* Begin *
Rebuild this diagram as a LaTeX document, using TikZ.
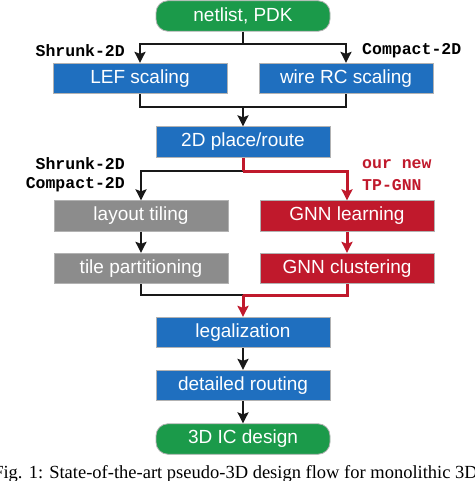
\documentclass[tikz,border=0pt]{standalone}
\usepackage{fontspec}
\setmainfont{Liberation Serif}
\setsansfont{Liberation Sans}
\setmonofont{Liberation Mono}
\usetikzlibrary{arrows.meta}

\definecolor{flowblue}{HTML}{1F6FBF}
\definecolor{flowgreen}{HTML}{1B9A4A}
\definecolor{flowgray}{HTML}{8C8C8C}
\definecolor{flowred}{HTML}{C0192C}

\tikzset{
  box/.style={draw=black!30, line width=0.8pt, text=white, inner sep=0pt,
    minimum width=174pt, minimum height=30.5pt,
    font=\sffamily\fontsize{19}{21}\selectfont},
  bluebox/.style={box, fill=flowblue},
  graybox/.style={box, fill=flowgray},
  redbox/.style={box, fill=flowred},
  termbox/.style={box, fill=flowgreen, rounded corners=12pt},
  flow/.style={line width=2pt, black!90},
  redflow/.style={line width=3pt, flowred},
  lbl/.style={font=\ttfamily\bfseries\fontsize{16.5}{18}\selectfont, inner sep=0pt}
}

\begin{document}
\begin{tikzpicture}[x=1pt, y=-1pt, >={Stealth[length=11pt, width=11pt, inset=2pt]}]

    \useasboundingbox (0, 0) rectangle (474, 481);
    \clip (0, 0) rectangle (474, 481);

    % --- 1. boxes ---
    \node[termbox] (netlist) at (243, 16) {netlist, PDK};
    \node[bluebox] (lef) at (140, 78.5) {LEF scaling};
    \node[bluebox] (wirerc) at (346, 78.5) {wire RC scaling};
    \node[bluebox] (place) at (243, 142) {2D place/route};
    \node[graybox] (tiling) at (141, 216) {layout tiling};
    \node[redbox] (gnnlearn) at (347, 216) {GNN learning};
    \node[graybox] (tilepart) at (141, 268.5) {tile partitioning};
    \node[redbox] (gnnclust) at (347, 268.5) {GNN clustering};
    \node[bluebox] (legal) at (243, 332.5) {legalization};
    \node[bluebox] (detroute) at (243, 385.5) {detailed routing};
    \node[termbox] (icdesign) at (243, 439) {3D IC design};

    % --- 2. split and merge points ---
    \coordinate (split1) at (243, 44);
    \coordinate (merge1) at (243, 107);
    \coordinate (split2) at (243, 171);
    \coordinate (merge2) at (243, 295);

    % --- 3. black connectors ---
    \draw[flow] (netlist) -- (split1);
    \draw[flow, ->] (split1) -| (lef);
    \draw[flow, ->] (split1) -| (wirerc);
    \draw[flow] (lef.south) |- (merge1) -| (wirerc.south);
    \draw[flow, ->] (merge1) -- (place);
    \draw[flow, ->] (split2) -| (tiling);
    \draw[flow, ->] (tiling) -- (tilepart);
    \draw[flow] (tilepart.south) |- (merge2);
    \draw[flow, ->] (legal) -- (detroute);
    \draw[flow, ->] (detroute) -- (icdesign);

    % --- 4. red connectors (TP-GNN) ---
    \draw[redflow] (place) -- (split2);
    \draw[redflow, ->] (split2) -| (gnnlearn);
    \draw[redflow, ->] (gnnlearn) -- (gnnclust);
    \draw[redflow] (gnnclust.south) |- (merge2);
    \draw[redflow, ->] (merge2) -- (legal);

    % --- 5. flow labels ---
    \node[lbl, anchor=east] (shrunka) at (125, 51) {Shrunk-2D};
    \node[lbl, anchor=west] (compacta) at (362, 51) {Compact-2D};
    \node[lbl, anchor=east] (shrunkb) at (125, 164) {Shrunk-2D};
    \node[lbl, anchor=east] (compactb) at (125, 185) {Compact-2D};
    \node[lbl, anchor=west, text=flowred] (ournew) at (362, 164) {our new};
    \node[lbl, anchor=west, text=flowred] (tpgnn) at (362, 185) {TP-GNN};

    % --- 6. caption (cut at both edges, as printed) ---
    \node[anchor=base east, inner sep=0pt, font=\fontsize{18.5}{20}\selectfont] (caption) at (478, 478)
      {Fig. 1: State-of-the-art pseudo-3D design flow for monolithic 3D};

  \end{tikzpicture}
\end{document}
* End *
Task statement: Copy the listing in full and without alteration, omitting every picture.

The solution:
Rebuild this diagram as a LaTeX document, using TikZ.
\documentclass[tikz,border=0pt]{standalone}
\usepackage{fontspec}
\setmainfont{Liberation Serif}
\setsansfont{Liberation Sans}
\setmonofont{Liberation Mono}
\usetikzlibrary{arrows.meta}

\definecolor{flowblue}{HTML}{1F6FBF}
\definecolor{flowgreen}{HTML}{1B9A4A}
\definecolor{flowgray}{HTML}{8C8C8C}
\definecolor{flowred}{HTML}{C0192C}

\tikzset{
  box/.style={draw=black!30, line width=0.8pt, text=white, inner sep=0pt,
    minimum width=174pt, minimum height=30.5pt,
    font=\sffamily\fontsize{19}{21}\selectfont},
  bluebox/.style={box, fill=flowblue},
  graybox/.style={box, fill=flowgray},
  redbox/.style={box, fill=flowred},
  termbox/.style={box, fill=flowgreen, rounded corners=12pt},
  flow/.style={line width=2pt, black!90},
  redflow/.style={line width=3pt, flowred},
  lbl/.style={font=\ttfamily\bfseries\fontsize{16.5}{18}\selectfont, inner sep=0pt}
}

\begin{document}
\begin{tikzpicture}[x=1pt, y=-1pt, >={Stealth[length=11pt, width=11pt, inset=2pt]}]

    \useasboundingbox (0, 0) rectangle (474, 481);
    \clip (0, 0) rectangle (474, 481);

    % --- 1. boxes ---
    \node[termbox] (netlist) at (243, 16) {netlist, PDK};
    \node[bluebox] (lef) at (140, 78.5) {LEF scaling};
    \node[bluebox] (wirerc) at (346, 78.5) {wire RC scaling};
    \node[bluebox] (place) at (243, 142) {2D place/route};
    \node[graybox] (tiling) at (141, 216) {layout tiling};
    \node[redbox] (gnnlearn) at (347, 216) {GNN learning};
    \node[graybox] (tilepart) at (141, 268.5) {tile partitioning};
    \node[redbox] (gnnclust) at (347, 268.5) {GNN clustering};
    \node[bluebox] (legal) at (243, 332.5) {legalization};
    \node[bluebox] (detroute) at (243, 385.5) {detailed routing};
    \node[termbox] (icdesign) at (243, 439) {3D IC design};

    % --- 2. split and merge points ---
    \coordinate (split1) at (243, 44);
    \coordinate (merge1) at (243, 107);
    \coordinate (split2) at (243, 171);
    \coordinate (merge2) at (243, 295);

    % --- 3. black connectors ---
    \draw[flow] (netlist) -- (split1);
    \draw[flow, ->] (split1) -| (lef);
    \draw[flow, ->] (split1) -| (wirerc);
    \draw[flow] (lef.south) |- (merge1) -| (wirerc.south);
    \draw[flow, ->] (merge1) -- (place);
    \draw[flow, ->] (split2) -| (tiling);
    \draw[flow, ->] (tiling) -- (tilepart);
    \draw[flow] (tilepart.south) |- (merge2);
    \draw[flow, ->] (legal) -- (detroute);
    \draw[flow, ->] (detroute) -- (icdesign);

    % --- 4. red connectors (TP-GNN) ---
    \draw[redflow] (place) -- (split2);
    \draw[redflow, ->] (split2) -| (gnnlearn);
    \draw[redflow, ->] (gnnlearn) -- (gnnclust);
    \draw[redflow] (gnnclust.south) |- (merge2);
    \draw[redflow, ->] (merge2) -- (legal);

    % --- 5. flow labels ---
    \node[lbl, anchor=east] (shrunka) at (125, 51) {Shrunk-2D};
    \node[lbl, anchor=west] (compacta) at (362, 51) {Compact-2D};
    \node[lbl, anchor=east] (shrunkb) at (125, 164) {Shrunk-2D};
    \node[lbl, anchor=east] (compactb) at (125, 185) {Compact-2D};
    \node[lbl, anchor=west, text=flowred] (ournew) at (362, 164) {our new};
    \node[lbl, anchor=west, text=flowred] (tpgnn) at (362, 185) {TP-GNN};

    % --- 6. caption (cut at both edges, as printed) ---
    \node[anchor=base east, inner sep=0pt, font=\fontsize{18.5}{20}\selectfont] (caption) at (478, 478)
      {Fig. 1: State-of-the-art pseudo-3D design flow for monolithic 3D};

  \end{tikzpicture}
\end{document}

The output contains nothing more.